Anies menilai, wajar jika pengeluaran negara akan besar akibat gelaran Pemilu. Sebab, Indonesia merupakan negara keempat terbesar dan posisi ketiga negara demokrasi terbesar.
Anies menyebut bahwa pengeluaran negara untuk Pemilu hanya sebagian kecil dari total Anggaran Pendapatan dan Belanja Negara (APBN).
"APBN kita itu 3.300 triliun. Jadi kalau 27 triliun itu sekitar 0,15-16 persen untuk menentukan arah republik ini, arah republik ini," kata Anies dalam agenda Desak Anies di Purwokerto, Rabu (24/1/2024) malam.
Kemauan satu putaran dalam pemilu, kata Anies berpotensi mengurangi suasana dari demokrasi rakyat.
Dirinya pun mengaku khawatir jika keinginan satu putaran akan menghilangkan proses demokrasi yang saat ini sudah ada.
Baca Juga
"Sekarang dicoba dikurangi putarannya besok bisa-bisa idenya 'sudahlah nggak usah ada putaran-putaran, perpanjangan-perpanjangan saja'. Betul tidak?,” ujarnya.

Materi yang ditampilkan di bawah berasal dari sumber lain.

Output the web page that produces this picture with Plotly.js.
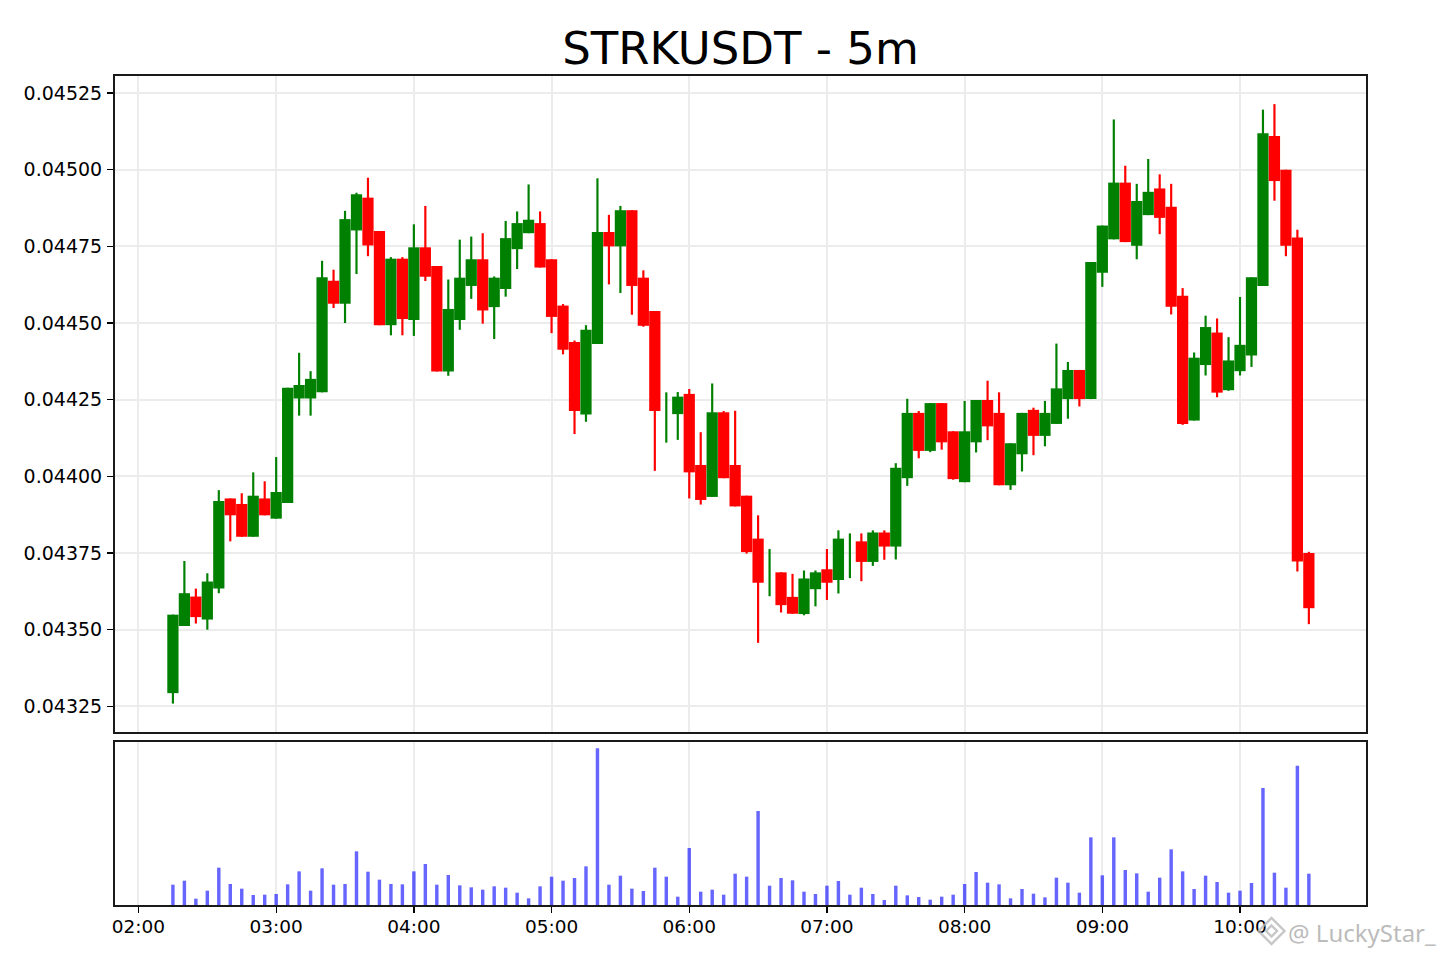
<!DOCTYPE html>
<html>
<head>
<meta charset="utf-8">
<script src="https://cdn.plot.ly/plotly-3.0.1.min.js"></script>
<style>html,body{margin:0;padding:0;background:#fff}#chart{width:1444px;height:957px}</style>
</head>
<body>
<div id="chart"></div>
<script>
const day = '2024-03-01 ';
const times = ['02:15','02:20','02:25','02:30','02:35','02:40','02:45','02:50','02:55','03:00','03:05','03:10','03:15','03:20','03:25','03:30','03:35','03:40','03:45','03:50','03:55','04:00','04:05','04:10','04:15','04:20','04:25','04:30','04:35','04:40','04:45','04:50','04:55','05:00','05:05','05:10','05:15','05:20','05:25','05:30','05:35','05:40','05:45','05:50','05:55','06:00','06:05','06:10','06:15','06:20','06:25','06:30','06:35','06:40','06:45','06:50','06:55','07:00','07:05','07:10','07:15','07:20','07:25','07:30','07:35','07:40','07:45','07:50','07:55','08:00','08:05','08:10','08:15','08:20','08:25','08:30','08:35','08:40','08:45','08:50','08:55','09:00','09:05','09:10','09:15','09:20','09:25','09:30','09:35','09:40','09:45','09:50','09:55','10:00','10:05','10:10','10:15','10:20','10:25','10:30'];
const opens = [0.043293,0.043512,0.043608,0.043533,0.043634,0.043928,0.043910,0.043803,0.043928,0.043862,0.043913,0.044254,0.044254,0.044274,0.044638,0.044563,0.044802,0.044909,0.044800,0.044493,0.044710,0.044510,0.044747,0.044686,0.044342,0.044510,0.044621,0.044708,0.044552,0.044611,0.044741,0.044793,0.044826,0.044708,0.044557,0.044438,0.044202,0.044432,0.044797,0.044750,0.044868,0.044648,0.044539,0.044200,0.044203,0.044269,0.044037,0.043933,0.044209,0.044037,0.043937,0.043797,0.043680,0.043687,0.043607,0.043551,0.043632,0.043697,0.043662,0.043750,0.043788,0.043721,0.043817,0.043771,0.043994,0.044207,0.044083,0.044239,0.044147,0.043981,0.044111,0.044249,0.044207,0.043971,0.044072,0.044217,0.044132,0.044171,0.044252,0.044347,0.044252,0.044664,0.044773,0.044958,0.044752,0.044852,0.044939,0.044879,0.044589,0.044182,0.044363,0.044469,0.044281,0.044343,0.044394,0.044621,0.045110,0.045000,0.044779,0.043750];
const highs = [0.043549,0.043724,0.043634,0.043684,0.043955,0.043928,0.043945,0.044013,0.043984,0.044063,0.044289,0.044403,0.044343,0.044703,0.044674,0.044866,0.044925,0.044974,0.044800,0.044715,0.044715,0.044822,0.044882,0.044686,0.044642,0.044772,0.044782,0.044793,0.044652,0.044833,0.044864,0.044952,0.044864,0.044708,0.044562,0.044443,0.044493,0.044972,0.044853,0.044882,0.044868,0.044672,0.044539,0.044274,0.044275,0.044285,0.044144,0.044303,0.044213,0.044214,0.043937,0.043873,0.043763,0.043687,0.043682,0.043693,0.043693,0.043763,0.043824,0.043814,0.043814,0.043824,0.043824,0.044043,0.044253,0.044213,0.044239,0.044239,0.044147,0.044246,0.044249,0.044312,0.044274,0.044108,0.044207,0.044224,0.044246,0.044433,0.044373,0.044347,0.044699,0.044818,0.045164,0.045013,0.044954,0.045035,0.044985,0.044954,0.044614,0.044404,0.044524,0.044515,0.044454,0.044585,0.044649,0.045196,0.045214,0.045000,0.044804,0.043754];
const lows = [0.043259,0.043512,0.043520,0.043500,0.043619,0.043788,0.043803,0.043803,0.043873,0.043862,0.043913,0.044198,0.044198,0.044274,0.044549,0.044500,0.044660,0.044718,0.044493,0.044460,0.044460,0.044458,0.044637,0.044342,0.044328,0.044478,0.044579,0.044498,0.044448,0.044586,0.044676,0.044793,0.044681,0.044467,0.044398,0.044138,0.044178,0.044432,0.044626,0.044598,0.044527,0.044488,0.044018,0.044110,0.044119,0.043928,0.043908,0.043933,0.043994,0.043902,0.043748,0.043457,0.043609,0.043556,0.043552,0.043547,0.043576,0.043597,0.043618,0.043668,0.043658,0.043708,0.043728,0.043729,0.043969,0.044059,0.044079,0.044087,0.043989,0.043981,0.044078,0.044118,0.043971,0.043956,0.044016,0.044069,0.044098,0.044171,0.044188,0.044228,0.044252,0.044618,0.044773,0.044764,0.044708,0.044852,0.044790,0.044528,0.044168,0.044182,0.044329,0.044258,0.044279,0.044329,0.044357,0.044621,0.044899,0.044718,0.043690,0.043518];
const closes = [0.043549,0.043619,0.043541,0.043657,0.043920,0.043873,0.043803,0.043937,0.043873,0.043949,0.044289,0.044298,0.044318,0.044649,0.044563,0.044839,0.044920,0.044753,0.044493,0.044710,0.044513,0.044747,0.044651,0.044342,0.044546,0.044648,0.044708,0.044541,0.044648,0.044777,0.044826,0.044837,0.044681,0.044520,0.044413,0.044213,0.044478,0.044797,0.044750,0.044868,0.044621,0.044491,0.044213,0.044200,0.044260,0.044013,0.043923,0.044209,0.043994,0.043902,0.043753,0.043653,0.043680,0.043580,0.043552,0.043667,0.043687,0.043653,0.043797,0.043750,0.043721,0.043817,0.043771,0.044028,0.044207,0.044083,0.044239,0.044111,0.043991,0.044147,0.044249,0.044163,0.043971,0.044108,0.044207,0.044132,0.044207,0.044287,0.044347,0.044252,0.044699,0.044818,0.044958,0.044764,0.044898,0.044928,0.044843,0.044553,0.044171,0.044387,0.044487,0.044273,0.044378,0.044429,0.044649,0.045119,0.044963,0.044752,0.043722,0.043570];
const volumes = [61,73,19,43,112,63,49,30,31,33,62,101,43,110,61,63,161,100,76,63,62,101,123,61,90,59,53,46,56,52,37,20,56,85,73,81,116,470,61,88,49,42,112,85,25,171,40,46,31,94,85,282,58,81,74,40,33,58,72,31,52,33,15,58,29,24,16,25,31,63,99,67,62,20,48,34,23,82,67,37,203,89,203,105,95,40,82,167,101,48,88,69,37,43,66,351,97,52,418,94];
const priceTicks = [0.04325,0.04350,0.04375,0.04400,0.04425,0.04450,0.04475,0.04500,0.04525];
const priceTickLabels = ['0.04325','0.04350','0.04375','0.04400','0.04425','0.04450','0.04475','0.04500','0.04525'];
const hourTicks = ['02:00','03:00','04:00','05:00','06:00','07:00','08:00','09:00','10:00'];

const MIN = 60000;
const x = times.map(t => day + t + ':00');
const up = opens.map((o,i) => closes[i] >= o);
const colors = up.map(u => u ? '#008000' : '#ff0000');
const font = 'DejaVu Sans, sans-serif';

const wicks = {
  type:'bar', x:x, base:lows, y:highs.map((h,i)=>h-lows[i]),
  width:0.95*MIN, marker:{color:colors,line:{width:0}},
  xaxis:'x', yaxis:'y', hoverinfo:'skip', name:'High-Low'
};
const bodies = {
  type:'bar', x:x, base:opens.map((o,i)=>Math.min(o,closes[i])),
  y:opens.map((o,i)=>Math.abs(closes[i]-o)),
  width:4.9*MIN, marker:{color:colors,line:{width:0}},
  xaxis:'x', yaxis:'y', name:'Open-Close'
};
const vol = {
  type:'bar', x:x, y:volumes, width:1.5*MIN,
  marker:{color:'rgba(0,0,255,0.6)',line:{width:0}},
  xaxis:'x2', yaxis:'y2', name:'Volume'
};

// page-pixel helpers for the watermark, which lives outside the axes
const PL = 115, PR = 1366, PT = 76, PB = 905;
const px = v => (v - PL) / (PR - PL);
const py = v => (PB - v) / (PB - PT);
const diamond = (cx, cy, r) => ({
  type:'path', xref:'paper', yref:'paper', layer:'above',
  line:{color:'rgba(185,185,185,0.8)', width:2.4},
  path:`M ${px(cx-r)} ${py(cy)} L ${px(cx)} ${py(cy-r)} L ${px(cx+r)} ${py(cy)} L ${px(cx)} ${py(cy+r)} Z`
});

const xRange = [day+'01:49:46', day+'10:54:54'];
const axisCommon = {
  showline:true, mirror:true, linecolor:'#1a1a1a', linewidth:2,
  zeroline:false, gridcolor:'#ececec', gridwidth:2
};
const layout = {
  width:1444, height:957, paper_bgcolor:'#fff', plot_bgcolor:'#fff',
  margin:{l:PL,r:1444-PR,t:PT,b:957-PB},
  showlegend:false, barmode:'overlay',
  title:{text:'STRKUSDT - 5m', font:{family:font,size:45,color:'#000'}, x:740.5/1444, xanchor:'center', y:0.95, yanchor:'middle'},
  xaxis: Object.assign({}, axisCommon, {
    type:'date', domain:[0,1], range:xRange, anchor:'y',
    tickvals:hourTicks.map(h=>day+h+':00'), ticktext:hourTicks.map(()=>''),
    showgrid:true, ticks:''
  }),
  yaxis: Object.assign({}, axisCommon, {
    domain:[(PB-732)/(PB-PT),1], range:[0.0431663,0.0453057], anchor:'x',
    tickvals:priceTicks, ticktext:priceTickLabels, ticks:'outside', ticklen:6, tickwidth:1.3, tickcolor:'#000',
    ticklabelstandoff:1,
    tickfont:{family:font,size:19,color:'#000'}, showgrid:true
  }),
  xaxis2: Object.assign({}, axisCommon, {
    type:'date', domain:[0,1], range:xRange, anchor:'y2',
    tickvals:hourTicks.map(h=>day+h+':00'), ticktext:hourTicks, ticks:'outside', ticklen:6, tickwidth:1.3, tickcolor:'#000',
    ticklabelstandoff:-2,
    tickfont:{family:font,size:18.5,color:'#000'}, showgrid:true
  }),
  yaxis2: Object.assign({}, axisCommon, {
    domain:[0,(PB-742)/(PB-PT)], range:[0,489], anchor:'x2',
    showticklabels:false, ticks:'', showgrid:false
  }),
  shapes:[diamond(1271.5,931,13), diamond(1271.5,931,5.5)],
  annotations:[
    {xref:'paper',yref:'paper',x:px(1438), y:py(932), xanchor:'right', yanchor:'middle', showarrow:false,
     text:'@ LuckyStar_', font:{family:'Noto Sans, DejaVu Sans, sans-serif',size:24,color:'rgba(165,165,165,0.75)'}}
  ]
};
Plotly.newPlot('chart',[wicks,bodies,vol],layout,{displayModeBar:false,staticPlot:true});
</script>
</body>
</html>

Anies menegaskan bahwa tidak perlu mengajari rakyat tentang putaran pemilu. Karena bisa jadi rakyat yang susah payah diajarkan lebih cerdas dari yang mengajarkan.
"Jangan mendahului kemauan rakyat, oke. Nanti yang ngomong satu putaran itu tau-tau nggak masuk putranya kedua. Apa yang terjadi? Tau-tau nggak masuk putaran kedua," ucap Anies.
Sebelumnnya, Wakil Presiden ke-10 dan ke-12 Jusuf Kalla menyebut adanya kemungkinan konflik sosial maupun horizontal yang terjadi apabila Pemilihan Presiden (Pilpres) 2024 dipaksakan untuk berlangsung hanya satu putaran.
Pada wawancara dengan jurnalis senior Karni Ilyas yang disiarkan, Sabtu (20/1/2024), Jusuf Kalla atau JK memandang bahwa konflik maupun kekacauan (chaos) bisa terjadi apabila masyarakat tidak lagi percaya kepada pemimpinnya.
Salah satu hal yang dinilai bisa memicu ketidakpercayaan itu yakni apabila Pilpres 2024 dipaksakan hanya satu putaran.
"Ya itu bisa terjadi. Suatu negara yang chaos kalau rakyatnya tidak percaya lagi kepada pemerintahnya atau pemimpinnya atau presidennya. Mereka merasa [pemimpinnya] tidak adil, tidak netral," ujarnya saat menjawab pertanyaan Karni Ilyas, dikutip dari YouTube Karni Ilyas Club, Minggu.